Demystifying MOOCs – Part 1


MOOCs are now no different from products which we buy online, when it comes to the choices offered. Similar to online products, there are now numerous courses from institutions across the globe. In fact, since most MOOCs are free, there is now a confusion in the minds of the learners. For instance, a potential learner may have these queries in mind:

  1. Which MOOC should I take, given the numerous choices from various prestigious institutes and Universities?
  2. If two universities (or institutions) are offering the same kind of course, which one do I select?
  3. How does a MOOC help me? Should I take a MOOC which helps me professionally or should I take the one which is closer to my heart (for example, music)?
  4. Is there any tangible benefit of completing a MOOC?
  5. Will a particular MOOC help me in getting promotion or a hike?
  6. How should I judge a MOOC?
  7. Is MOOC recognized globally?

(Before I get deeper into this, I suggest you know what kind of learner you are, by reading my previous blog.)

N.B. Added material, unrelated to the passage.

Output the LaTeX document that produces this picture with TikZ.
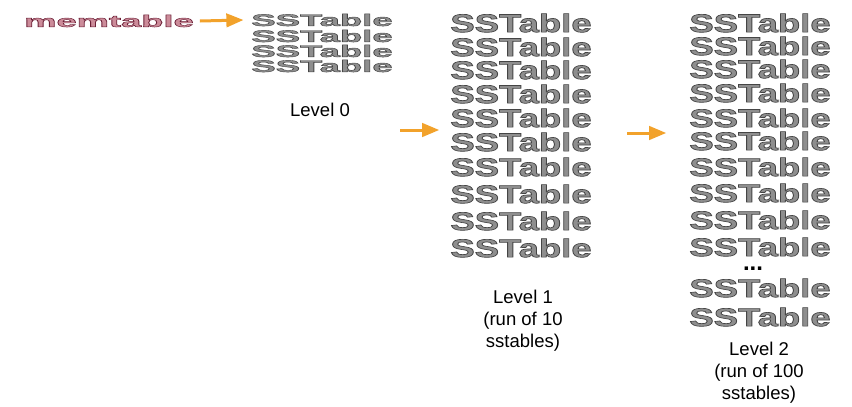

I will try to address the first two questions in this blog.

Which MOOC should I take, given the numerous choices from various institutes and Universities?

First of all, it is obvious that learners take up the course based on their interest. But given the volume of choices, a learner may feel that he/she has interest in various courses. For instance, a student of computer science may be interested in courses like Java, HTML, SQL and Database management. A marketing student may be interested in courses like marketing basics, advertising, brand management, sales management, and so on. Given this, it is obvious that potential learners may end up enrolling for more than two or three MOOCs and complete none! It is because, each MOOC requires at least 3-4 hours of effort every week (in some cases, it is even more). Now, if a learner takes more than 2 courses at a time, his or her learning will be dis-organised, they may not be able to spend adequate hours of study and finally may end up doing haphazard work which leads nowhere.

So let’s try to find solution for this.

A) If the learner is looking at professional benefit, the best way to solve this issue is to have clear long term and short term learning objectives and these two should have a strong link. Let me give you an example. Suppose my overall goal (long term objective) is to be an expert in the field of organisational behaviour. Then, my short term learning objective should include two steps:

  1. Completing two or three individual courses (MOOCs) in this area such as organisational behaviour, people management, applied psychology, human resource management, leadership, emotional intelligence, etc. (but, as mentioned before, these should be taken one at a time or max two at a time). I may take these courses from same provider or from different providers (such as edX, Coursera, Udemy, Udacity, Future-Learn, etc.)
  2. Completing one bundled online program such as X-series (from edX), Nano degree (from Udacity), Specialization (from Coursera) or similar program from other providers.

While working towards the above, it is recommended to complete the first step before taking up the second step (though not compulsory). It is because a learner will get some experience in learning online before he or she takes up the ‘package’ course.

B) Some learners may not be looking at professional benefit from the MOOCs. Their purpose may be to:

  • learn something new (for instance, music)
  • gain more insight into the subject which they are already aware of
  • get some ideas to solve some issue or problem (example, analytics)
  • explore new possibilities (for instance, photography)

These kind of learners may take any course without worrying about their overall goal. They also need not worry about the sequence of courses or the ‘specialization’ programs. Individual courses will suffice.
Now let us address the second question.

If two universities (or institutions) are offering the same kind of course (at the same time), which one do I select?

Let me answer this question by counter questioning you “Which brand do you prefer while buying a product or service?”. Naturally your answer lies in considering various factors such as reputation of the brand, the product & service quality, the popularity of the brand, etc. Selecting a MOOC is no different. It is natural to select the course from reputed institution or University. However, I would suggest some additional parameters.

  • First, look at the reviews by learners from previous re-run of the course (if any). This is the best way to judge a course and make the right decision.
  • Second, select a course that is relevant to your place of work (or country). For instance, if there is a course on ‘Taxation’ by Universities from two different countries, it does not make sense to select the one that does not apply in your country, unless you intentionally wish to learn that.
  • Third, always ensure that the course suits your needs and learning style. For this, I recommend that you check the course syllabus, course duration, pre-requisites if any, course format, amount of learning effort needed and the kind of certificates the course offers.